On August 14th, 2013, the National Complete Streets Coalition will mark the adoption of the country’s 500th Complete Streets policy with an event celebrating the communities across the nation that have committed to building safer, more accessible streets for all users. Please join us for a live video stream of the event’s speakers and panels. In the meantime, we invite you to get in on the conversation at our Facebook page or with the #500policies hashtag on Twitter.
The celebration will be focusing in part on Memphis, Tennessee, whose new Complete Streets measure pushed us over the 500-policy mark. Earlier this year, Mayor A.C. Wharton signed an executive order directing that new road facilities and major renovations in Memphis accommodate all users and all modes. In addition to the development of a new multimodal Street Design Guide, per the executive order, Mayor Wharton announced plans to further expand the city’s bicycle facilities, including construction of 15 miles of new protected bike lanes. This official embrace of Complete Streets is part of a remarkable, citizen-driven turnaround for a city so long built around the automobile that Bicycling magazine twice named it one of America’s worst cities for bicycling.

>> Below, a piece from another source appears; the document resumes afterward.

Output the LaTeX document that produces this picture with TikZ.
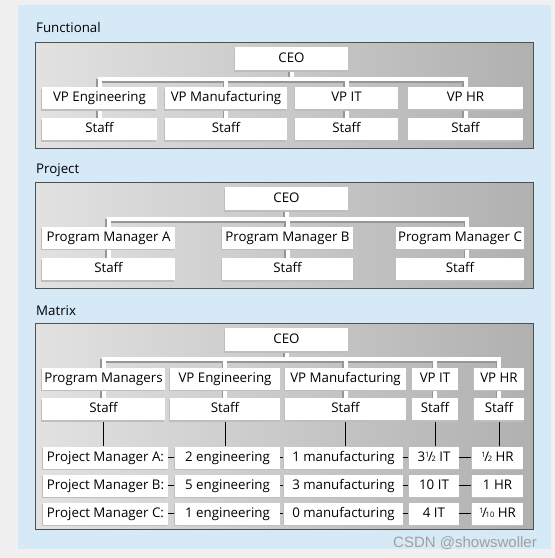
\documentclass[tikz,border=0pt]{standalone}
\usepackage{fontspec}
\setmainfont{Open Sans}
\newfontfamily\markfont{Liberation Sans}
\usetikzlibrary{shadows}
\definecolor{pagegray}{RGB}{240,240,240}
\definecolor{skyback}{RGB}{213,233,247}
\definecolor{panellight}{RGB}{226,226,226}
\definecolor{paneldark}{RGB}{176,176,176}
\definecolor{panelline}{RGB}{80,80,80}
\definecolor{wireshade}{RGB}{150,150,150}
\definecolor{boxshade}{RGB}{190,190,190}
\definecolor{markgray}{RGB}{160,160,160}
\newcommand{\smallfrac}[2]{\raisebox{.5ex}{\fontsize{7.5}{7.5}\selectfont#1}\kern-.1em/\kern-.1em{\fontsize{7.5}{7.5}\selectfont#2}}
\pgfdeclarelayer{panels}
\pgfdeclarelayer{wires}
\pgfsetlayers{panels,wires,main}

\begin{document}
\begin{tikzpicture}[
    x=1pt, y=-1pt,
    font=\fontsize{13.3}{15}\selectfont,
    unit/.style={rectangle, fill=white, inner sep=0pt, text height=0.71em, text depth=0pt, minimum height=22pt, minimum width=#1pt, drop shadow={shadow xshift=-1.5pt, shadow yshift=-1.5pt, fill=boxshade, opacity=1}},
    chief/.style={unit=#1, minimum height=23pt},
    panel/.style={draw=panelline, line width=0.8pt, left color=panellight, right color=paneldark},
    title/.style={anchor=base west, inner sep=0pt},
    wire/.style={draw=white, line width=4pt, line cap=rect, preaction={draw=wireshade, line width=4pt, line cap=rect, transform canvas={xshift=-1.5pt, yshift=-1.5pt}}},
    hair/.style={draw=black, line width=0.7pt},
    watermark/.style={anchor=base east, inner sep=0pt, text=markgray, font=\markfont\fontsize{15}{16}\selectfont},
]
\useasboundingbox (0,0) rectangle (555,558);

\begin{pgfonlayer}{panels}
\fill[pagegray] (0,0) rectangle (555,558);
\fill[skyback] (18,5) rectangle (551,549);
\path[panel] (35,42) rectangle (533,148);
\path[panel] (35,182) rectangle (533,288);
\path[panel] (35,323) rectangle (533,529);
\end{pgfonlayer}

\node[title] (tfun) at (36,32) {Functional};
\node[chief=113] (fceo) at (291.5,58.5) {CEO};
\node[unit=115] (fvpe) at (99.5,98) {VP Engineering};
\node[unit=122] (fvpm) at (226,98) {VP Manufacturing};
\node[unit=103] (fvpi) at (346.5,98) {VP IT};
\node[unit=115] (fvph) at (465.5,98) {VP HR};
\node[unit=115] (fste) at (99.5,129) {Staff};
\node[unit=122] (fstm) at (226,129) {Staff};
\node[unit=103] (fsti) at (346.5,129) {Staff};
\node[unit=115] (fsth) at (465.5,129) {Staff};
\coordinate (fbus) at (0,79);

\node[title] (tpro) at (36,173) {Project};
\node[chief=123] (pceo) at (286.5,198.5) {CEO};
\node[unit=133] (ppma) at (108.5,237.5) {Program Manager A};
\node[unit=131] (ppmb) at (287.5,237.5) {Program Manager B};
\node[unit=128] (ppmc) at (460,237.5) {Program Manager C};
\node[unit=133] (psta) at (108.5,269) {Staff};
\node[unit=131] (pstb) at (287.5,269) {Staff};
\node[unit=128] (pstc) at (460,269) {Staff};
\coordinate (pbus) at (0,219);

\node[title] (tmat) at (36,315) {Matrix};
\node[chief=123] (mceo) at (286.5,339.5) {CEO};
\node[unit=123] (mpgm) at (103.5,378.5) {Program Managers};
\node[unit=110] (mvpe) at (225,378.5) {VP Engineering};
\node[unit=121] (mvpm) at (345.5,378.5) {VP Manufacturing};
\node[unit=46] (mvpi) at (435,378.5) {VP IT};
\node[unit=50] (mvph) at (499,378.5) {VP HR};
\node[unit=123] (mstp) at (103.5,409) {Staff};
\node[unit=110] (mste) at (225,409) {Staff};
\node[unit=121] (mstm) at (345.5,409) {Staff};
\node[unit=46] (msti) at (435,409) {Staff};
\node[unit=50] (msth) at (499,409) {Staff};
\coordinate (mbus) at (0,359);

\node[unit=125] (ra1) at (105.5,457.5) {Project Manager A:};
\node[unit=105] (ra2) at (227.5,457.5) {2 engineering};
\node[unit=119] (ra3) at (343.5,457.5) {1 manufacturing};
\node[unit=50] (ra4) at (434,457.5) {3\smallfrac{1}{2} IT};
\node[unit=51] (ra5) at (497.5,457.5) {\smallfrac{1}{2} HR};
\node[unit=125] (rb1) at (105.5,485.5) {Project Manager B:};
\node[unit=105] (rb2) at (227.5,485.5) {5 engineering};
\node[unit=119] (rb3) at (343.5,485.5) {3 manufacturing};
\node[unit=50] (rb4) at (434,485.5) {10 IT};
\node[unit=51] (rb5) at (497.5,485.5) {1 HR};
\node[unit=125] (rc1) at (105.5,513.5) {Project Manager C:};
\node[unit=105] (rc2) at (227.5,513.5) {1 engineering};
\node[unit=119] (rc3) at (343.5,513.5) {0 manufacturing};
\node[unit=50] (rc4) at (434,513.5) {4 IT};
\node[unit=51] (rc5) at (497.5,513.5) {\smallfrac{1}{10} HR};

\begin{pgfonlayer}{wires}
\draw[wire] (fceo) -- (fceo |- fbus) (fvpe |- fbus) -- (fvph |- fbus)
    (fvpe |- fbus) -- (fste) (fvpm |- fbus) -- (fstm)
    (fvpi |- fbus) -- (fsti) (fvph |- fbus) -- (fsth);
\draw[wire] (pceo) -- (pceo |- pbus) (ppma |- pbus) -- ([xshift=7pt]ppmc.center |- pbus)
    (ppma |- pbus) -- (psta) (ppmb |- pbus) -- (pstb)
    ([xshift=7pt]ppmc.center |- pbus) -- ([xshift=7pt]pstc.north);
\draw[wire] (mceo) -- (mceo |- mbus) (mpgm |- mbus) -- (mvph |- mbus)
    (mpgm |- mbus) -- (mstp) (mvpe |- mbus) -- (mste) (mvpm |- mbus) -- (mstm)
    (mvpi |- mbus) -- (msti) (mvph |- mbus) -- (msth);
\draw[hair] (mstp) -- (mstp |- ra1.north);
\draw[hair] (mste) -- (mste |- ra2.north);
\draw[hair] (mstm) -- (mstm |- ra3.north);
\draw[hair] (msti) -- (msti |- ra4.north);
\draw[hair] (msth) -- (msth |- ra5.north);
\draw[hair] (ra1) -- (ra5);
\draw[hair] (rb1) -- (rb5);
\draw[hair] (rc1) -- (rc5);
\end{pgfonlayer}

\node[watermark] (wmark) at (537,547) {CSDN @showswoller};

\end{tikzpicture}
\end{document}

Remaking streets from the ground up
For years, dedicated Memphians had worked to improve conditions for walking, biking, and transit in the city, but the grassroots movement for safer, more vibrant streets most visibly coalesced a few years ago in the Broad Avenue area in east Memphis. Originally the commercial corridor for nearby railcar manufacturing, Broad Avenue had fallen into neglect by the 1990s, with only a few active businesses in a landscape of fast roads, acres of parking, endless curb cuts, and indistinguishable sidewalks–a bleak environment where nobody would walk if they could help it.